Conclusion of Liability
In conclusion, the court ultimately determined that Bayer and Redlich were not liable to the plaintiffs due to the plaintiffs' failure to establish a proprietary interest in the crawfish crops affected by ICON. The court's decision reversed the trial court's judgment, which had found Bayer liable for damages to the plaintiffs based on their economic losses. By applying the duty-risk analysis and the proprietary interest requirement, the court clarified that liability in negligence cases is confined to those who own or have a direct interest in the property that has been damaged.
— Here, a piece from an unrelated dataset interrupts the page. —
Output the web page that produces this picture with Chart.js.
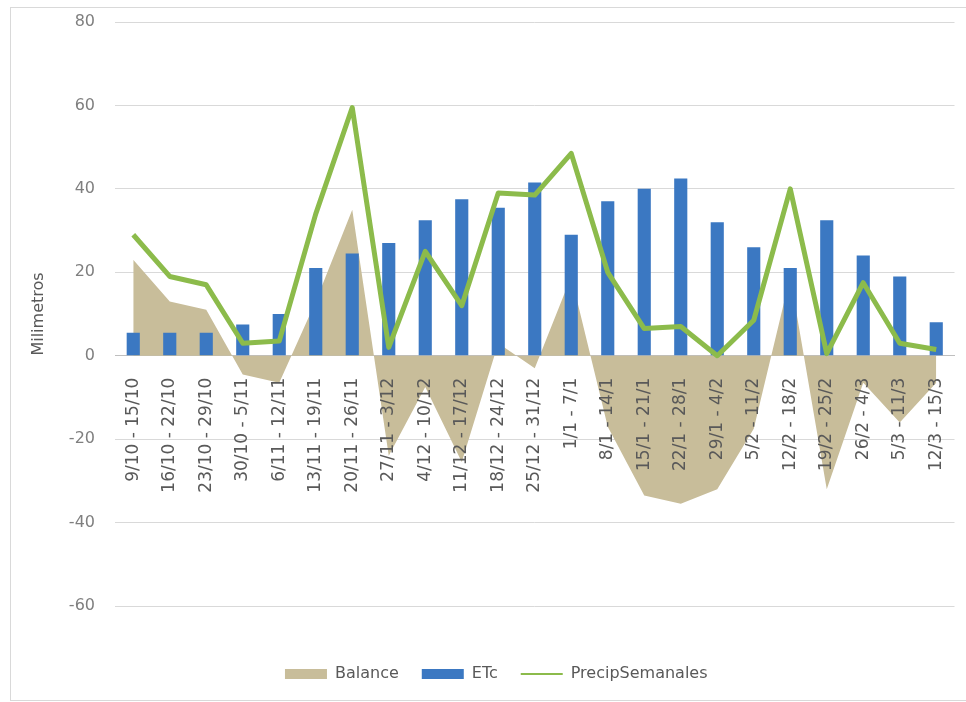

The court's ruling underscored the legal principle that mere economic interdependence among parties, such as farmers, buyers, and processors, does not create a duty of care or liability for damages unless ownership is established. This decision reinforced the notion that not all economic losses resulting from negligence are compensable under the law, particularly when they arise indirectly from damages sustained by another party. As a result, the court concluded that the plaintiffs’ claims were without merit and reversed the previous ruling, effectively ending their pursuit of damages against Bayer and Redlich.